First year property law profs everywhere are surely revising their casebooks as a result of Barclays Capital et al. v. Theflyonthewall.com, a case decided in March by the U.S. District Court in the Southern District of New York, particularly now that Google and Twitter have filed amicus briefs in the on-going matter. The nub of the story, which is nicely expounded in a series of Ars Technica Law and Disorder columns (1, 2, 3), is that The Fly, in the business of promulgating market information and rumours, would as a matter of routine obtain and publish recommendations made by the research team at Barclays to its favoured clients, thus reducing their value as exclusive pieces of information.

The lawsuit, which also involved some breach of copyright, argued that Barclays had a form of property right in the “hot news” worthy of protection from The Fly; and the judge, after a discussion of the classic U.S. case of INS v.

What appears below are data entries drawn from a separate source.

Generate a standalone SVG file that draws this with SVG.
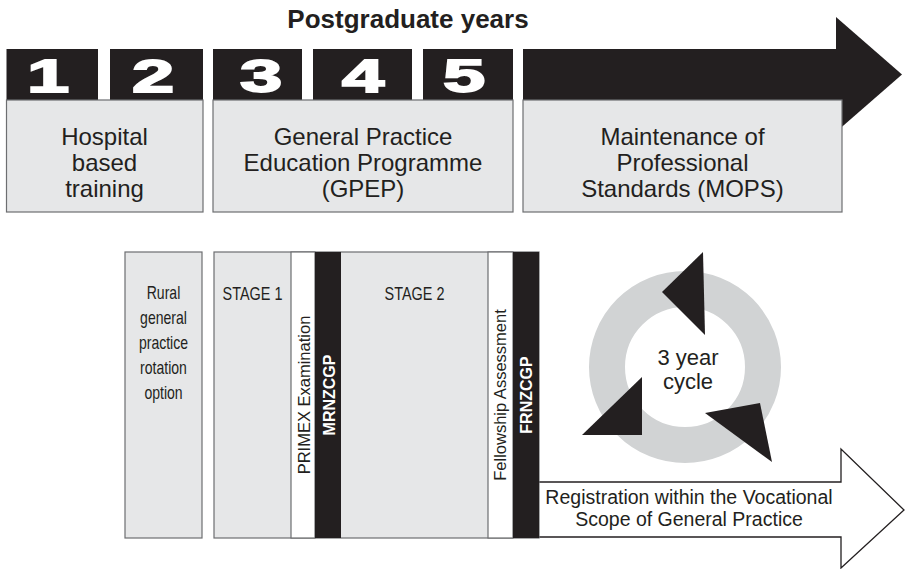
<svg xmlns="http://www.w3.org/2000/svg" width="905" height="569" viewBox="0 0 905 569">
<style>
.blk{fill:#231f20}
.box{fill:#e6e7e8;stroke:#6d6e71;stroke-width:1.2}
.wht{fill:#ffffff}
.t{font-family:"Liberation Sans",Arial,sans-serif;fill:#231f20}
.top{font-size:24px;text-anchor:middle}
.dig{font-family:"Liberation Sans",Arial,sans-serif;font-weight:bold;font-size:46px;fill:#fff;stroke:#fff;stroke-width:1.8;text-anchor:middle}
.cond{font-size:18px;text-anchor:middle}
.vert{font-size:16.5px;text-anchor:middle}
.vw{font-family:"Liberation Sans",Arial,sans-serif;font-size:16px;font-weight:bold;fill:#fff;text-anchor:middle}
</style>
<rect width="905" height="569" fill="#fff"/>
<text class="t" x="408" y="28" font-size="26" font-weight="bold" text-anchor="middle">Postgraduate years</text>

<g id="year-arrow">
<polygon class="blk" points="836,17 902,74.5 836,132"/>
<rect class="blk" x="523" y="49" width="314" height="51"/>
</g>

<g id="hospital">
<rect class="blk" x="6.5" y="49" width="196.5" height="51"/>
<rect class="wht" x="98" y="49" width="12" height="51"/>
<text class="dig" transform="translate(48,92) scale(1.65,1)">1</text>
<text class="dig" transform="translate(153,92) scale(1.65,1)">2</text>
<rect class="box" x="6.5" y="100" width="196.5" height="112"/>
<text class="t top" x="104.5" y="145">Hospital</text>
<text class="t top" x="104.5" y="171">based</text>
<text class="t top" x="104.5" y="197">training</text>
</g>

<g id="gpep">
<rect class="blk" x="213" y="49" width="300" height="51"/>
<rect class="wht" x="302" y="49" width="11" height="51"/>
<rect class="wht" x="412" y="49" width="11" height="51"/>
<text class="dig" transform="translate(261,92) scale(1.65,1)">3</text>
<text class="dig" transform="translate(363,92) scale(1.65,1)">4</text>
<text class="dig" transform="translate(464,92) scale(1.65,1)">5</text>
<rect class="box" x="213" y="100" width="300" height="112"/>
<text class="t top" x="363" y="145">General Practice</text>
<text class="t top" x="363" y="171">Education Programme</text>
<text class="t top" x="363" y="197">(GPEP)</text>
</g>

<g id="mops">
<rect class="box" x="523" y="100" width="319" height="112"/>
<text class="t top" x="682.5" y="145">Maintenance of</text>
<text class="t top" x="682.5" y="171">Professional</text>
<text class="t top" x="682.5" y="197">Standards (MOPS)</text>
</g>

<g id="rural">
<rect class="box" x="125" y="252" width="77" height="286"/>
<text class="t cond" transform="translate(163.5,299) scale(0.78,1)">Rural</text>
<text class="t cond" transform="translate(163.5,324) scale(0.78,1)">general</text>
<text class="t cond" transform="translate(163.5,349) scale(0.78,1)">practice</text>
<text class="t cond" transform="translate(163.5,374) scale(0.78,1)">rotation</text>
<text class="t cond" transform="translate(163.5,399) scale(0.78,1)">option</text>
</g>

<g id="connectors">
<path d="M530,482 H841 V449 L904,510 L841,568 V537 H530" fill="#fff" stroke="#231f20" stroke-width="1.3"/>
</g>

<g id="stages">
<rect class="box" x="214" y="252" width="325" height="286"/>
<rect x="291" y="252" width="24" height="286" fill="#fff" stroke="#6d6e71" stroke-width="1.2"/>
<rect class="blk" x="315" y="252" width="26" height="286"/>
<rect x="488" y="252" width="25" height="286" fill="#fff" stroke="#6d6e71" stroke-width="1.2"/>
<rect class="blk" x="513" y="252" width="26" height="286"/>
<text class="t" font-size="18.5" text-anchor="middle" transform="translate(252.5,300) scale(0.78,1)">STAGE 1</text>
<text class="t" font-size="18.5" text-anchor="middle" transform="translate(414.5,300) scale(0.78,1)">STAGE 2</text>
<text class="t vert" transform="translate(310,395) rotate(-90)">PRIMEX Examination</text>
<text class="vw" transform="translate(335,395) rotate(-90)">MRNZCGP</text>
<text class="t vert" transform="translate(506,395) rotate(-90)">Fellowship Assessment</text>
<text class="vw" transform="translate(532,395) rotate(-90)">FRNZCGP</text>
</g>

<g id="registration">
<text class="t" font-size="19.5" text-anchor="middle" x="689" y="504">Registration within the Vocational</text>
<text class="t" font-size="19.5" text-anchor="middle" x="689" y="526">Scope of General Practice</text>
</g>

<g id="cycle">
<circle cx="685" cy="367" r="78" fill="none" stroke="#d1d3d4" stroke-width="36"/>
<polygon class="blk" points="703,252 662,292 705,335"/>
<polygon class="blk" points="642,377 582,435 642,435"/>
<polygon class="blk" points="705,413 760,403 772,462"/>
<text class="t" font-size="22" text-anchor="middle" x="688" y="365">3 year</text>
<text class="t" font-size="22" text-anchor="middle" x="688" y="389">cycle</text>
</g>
</svg>
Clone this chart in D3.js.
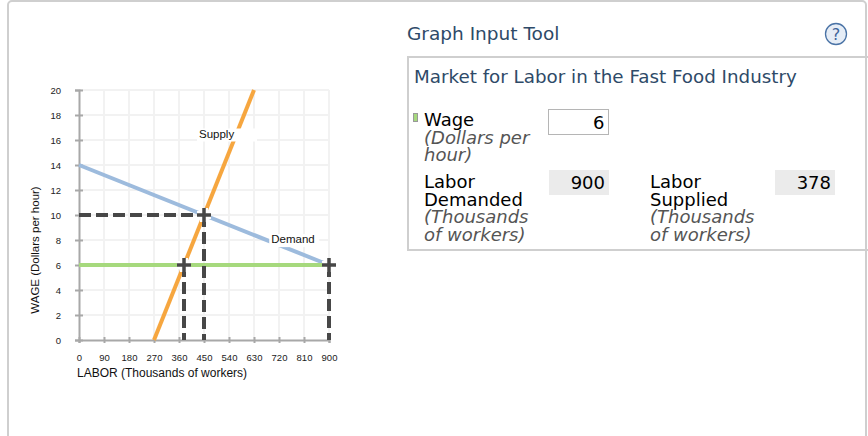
<!DOCTYPE html>
<html>
<head>
<meta charset="utf-8">
<script src="https://cdn.jsdelivr.net/npm/d3@7"></script>
<style>
  body { margin: 0; background: #fff; }
  svg { display: block; }
</style>
</head>
<body>
<svg width="868" height="436"></svg>
<script>
// chart data
var laborTicks = [0, 90, 180, 270, 360, 450, 540, 630, 720, 810, 900];
var wageTicks = [0, 2, 4, 6, 8, 10, 12, 14, 16, 18, 20];
var supplyPoints = [[270, 0], [630, 20]];
var demandPoints = [[0, 14], [900, 6]];
var equilibrium = [450, 10];
var wage = 6;
var laborDemanded = 900;
var laborSupplied = 378;

var svg = d3.select("svg");

// outer frame
svg.append("rect")
    .attr("x", 8).attr("y", 1)
    .attr("width", 858).attr("height", 460)
    .attr("rx", 4)
    .attr("fill", "none")
    .attr("stroke", "#cfcfcf")
    .attr("stroke-width", 2);

var x = d3.scaleLinear().domain([0, 900]).range([79, 329]);
var y = d3.scaleLinear().domain([0, 20]).range([340, 90]);

var plot = svg.append("g");
var arial = "Liberation Sans, Arial, sans-serif";

// grid
plot.append("g").selectAll("line").data(laborTicks.slice(1)).enter().append("line")
    .attr("x1", function(d) { return x(d); }).attr("x2", function(d) { return x(d); })
    .attr("y1", y(0)).attr("y2", y(20))
    .attr("stroke", "#f2f2f2").attr("stroke-width", 2);
plot.append("g").selectAll("line").data(wageTicks.slice(1)).enter().append("line")
    .attr("x1", x(0)).attr("x2", x(900))
    .attr("y1", function(d) { return y(d); }).attr("y2", function(d) { return y(d); })
    .attr("stroke", "#f2f2f2").attr("stroke-width", 2);

// axes
var xAxis = plot.append("g")
    .attr("transform", "translate(0," + y(0) + ")")
    .call(d3.axisBottom(x).tickValues(laborTicks).tickSize(3).tickPadding(11));
var yAxis = plot.append("g")
    .attr("transform", "translate(" + x(0) + ",0)")
    .call(d3.axisLeft(y).tickValues(wageTicks).tickSize(4).tickPadding(14));

[xAxis, yAxis].forEach(function(a) {
  a.select(".domain").attr("stroke", "#a8a8a8").attr("stroke-width", 2);
  a.selectAll(".tick line").attr("stroke", "#a8a8a8").attr("stroke-width", 2);
  a.selectAll(".tick text")
      .attr("fill", "#222")
      .attr("font-family", arial)
      .attr("font-size", 9.5);
});
// ticks cross the axis
xAxis.selectAll(".tick line").attr("y1", -3);
yAxis.selectAll(".tick line").attr("x1", 4);

// axis titles
plot.append("text")
    .attr("x", 77).attr("y", 377)
    .attr("font-family", arial)
    .attr("font-size", 12)
    .attr("fill", "#111")
    .text("LABOR (Thousands of workers)");
plot.append("text")
    .attr("transform", "translate(39,250) rotate(-90)")
    .attr("text-anchor", "middle")
    .attr("font-family", arial)
    .attr("font-size", 11.5)
    .attr("fill", "#111")
    .text("WAGE (Dollars per hour)");

var line = d3.line().x(function(d) { return x(d[0]); }).y(function(d) { return y(d[1]); });

// demand and supply curves
plot.append("path").datum(demandPoints)
    .attr("d", line).attr("fill", "none")
    .attr("stroke", "#9dbbdd").attr("stroke-width", 4);
plot.append("path").datum(supplyPoints)
    .attr("d", line).attr("fill", "none")
    .attr("stroke", "#f6a63f").attr("stroke-width", 4);

// wage line
plot.append("path").datum([[0, wage], [laborDemanded, wage]])
    .attr("d", line).attr("fill", "none")
    .attr("stroke", "#a6d97d").attr("stroke-width", 4);

// dashed guides
var dash = "12,5";
function guide(pts) {
  plot.append("path").datum(pts)
      .attr("d", line).attr("fill", "none")
      .attr("stroke", "#474747").attr("stroke-width", 4)
      .attr("stroke-dasharray", dash);
}
guide([[0, equilibrium[1]], equilibrium]);
guide([equilibrium, [equilibrium[0], 0]]);
guide([[laborSupplied, wage], [laborSupplied, 0]]);
guide([[laborDemanded, wage], [laborDemanded, 0]]);

// curve labels with white backing
function label(txt, lx, ly, bw) {
  plot.append("rect")
      .attr("x", lx - 2).attr("y", ly - 9)
      .attr("width", bw).attr("height", 13)
      .attr("fill", "#fff");
  plot.append("text")
      .attr("x", lx).attr("y", ly)
      .attr("font-family", arial)
      .attr("font-size", 11.5)
      .attr("fill", "#111")
      .text(txt);
}
label("Supply", x(432), y(16.2), 60);
label("Demand", x(692), y(7.75), 50);

// plus markers
var markers = [equilibrium, [laborSupplied, wage], [laborDemanded, wage]];
var plusPath = "M-7,0H7M0,-7V7";
plot.append("g").selectAll("path.halo").data(markers).enter().append("path")
    .attr("transform", function(d) { return "translate(" + x(d[0]) + "," + y(d[1]) + ")"; })
    .attr("d", plusPath)
    .attr("stroke", "#fff").attr("stroke-width", 8).attr("fill", "none");
plot.append("g").selectAll("path.plus").data(markers).enter().append("path")
    .attr("transform", function(d) { return "translate(" + x(d[0]) + "," + y(d[1]) + ")"; })
    .attr("d", plusPath)
    .attr("stroke", "#474747").attr("stroke-width", 3.5).attr("fill", "none");

// ---- Graph Input Tool panel ----
var font = "DejaVu Sans, Verdana, sans-serif";
var panel = svg.append("g").attr("font-family", font);

panel.append("text")
    .attr("x", 407).attr("y", 40)
    .attr("font-size", 18.5).attr("fill", "#2e4a68")
    .text("Graph Input Tool");

panel.append("circle")
    .attr("cx", 836).attr("cy", 34).attr("r", 10.5)
    .attr("fill", "#e6edf6").attr("stroke", "#4a73a6").attr("stroke-width", 1.3);
panel.append("text")
    .attr("x", 836).attr("y", 40)
    .attr("text-anchor", "middle")
    .attr("font-size", 16).attr("fill", "#3e6499")
    .text("?");

panel.append("rect")
    .attr("x", 408).attr("y", 57)
    .attr("width", 470).attr("height", 193)
    .attr("fill", "none").attr("stroke", "#cfcfcf").attr("stroke-width", 2);

panel.append("text")
    .attr("x", 414).attr("y", 83)
    .attr("font-size", 18.3).attr("fill", "#2e4a68")
    .text("Market for Labor in the Fast Food Industry");

// legend swatch for wage
panel.append("rect")
    .attr("x", 413.5).attr("y", 113.5).attr("width", 4).attr("height", 8)
    .attr("fill", "#a6d97d").attr("stroke", "#999").attr("stroke-width", 1);

function block(lx, ly, lines, italics) {
  var t = panel.append("g");
  lines.forEach(function(s, i) {
    var plain = i < lines.length - italics;
    t.append("text")
        .attr("x", lx).attr("y", ly + i * 17.5)
        .attr("font-size", 18)
        .attr("fill", plain ? "#000" : "#555")
        .attr("font-style", plain ? "normal" : "italic")
        .text(s);
  });
}
block(424, 126, ["Wage", "(Dollars per", "hour)"], 2);
block(424, 188, ["Labor", "Demanded", "(Thousands", "of workers)"], 2);
block(650, 188, ["Labor", "Supplied", "(Thousands", "of workers)"], 2);

function valueBox(bx, by, v, editable) {
  panel.append("rect")
      .attr("x", bx).attr("y", by).attr("width", 60).attr("height", 25)
      .attr("fill", editable ? "#fff" : "#ebebeb")
      .attr("stroke", editable ? "#b5b5b5" : "none");
  panel.append("text")
      .attr("x", bx + 56).attr("y", by + 19)
      .attr("text-anchor", "end")
      .attr("font-size", 18).attr("fill", "#000")
      .text(v);
}
valueBox(548.5, 109.5, wage, true);
valueBox(549, 170, laborDemanded, false);
valueBox(775, 170, laborSupplied, false);
</script>
</body>
</html>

AP 248 U.S. 215 (1918), agreed, issuing an injunction

. . . forbidding the dissemination of the Firms’ Recommendations until one half-hour after the opening of the New York Stock Exchange or 10:00 a.m., whichever is later. As a practical matter, this will give the Firms one-and-a-half hours to reach the clients who are most likely to trade upon the knowledge of the Recommendation alone and to give the Firms an opportunity to have any trading by clients based on those Recommendations placed through the Firms and to have those trades executed.

For Recommendations issued while the market in New York is open for trading, the defendant will be enjoined from publishing the Recommendations until two hours after their release by the Firms. . . .

The decision has been appealed and an application has been made that the injunction be lifted pending the outcome of that appeal. Google and Twitter have filed briefs in connection with the application, challenging the concept of “hot news” as quasi-property.

What would the outcome be in Canada?

Clearly there is no copyright in facts or ideas. Would taking another’s work product, where that product is information, be enjoined here as some form of tort? The unfairness of free loading on others’ effort is easy to see, but “free riders” are everywhere in our capitalist economy. The difficulty of the question is to an extent revealed by the awkward and ad hoc nature of the remedy, crafted here as a matter of minutes or hours, with this and that caveat. Is the court simply getting too embroiled in the competitive fray? Is this “quasi property” no longer a workable notion in this age of near instant digital dissemination?

Comments

  1. Is this a dispute over right to break news or facts first or appropriating another’s syntax of words?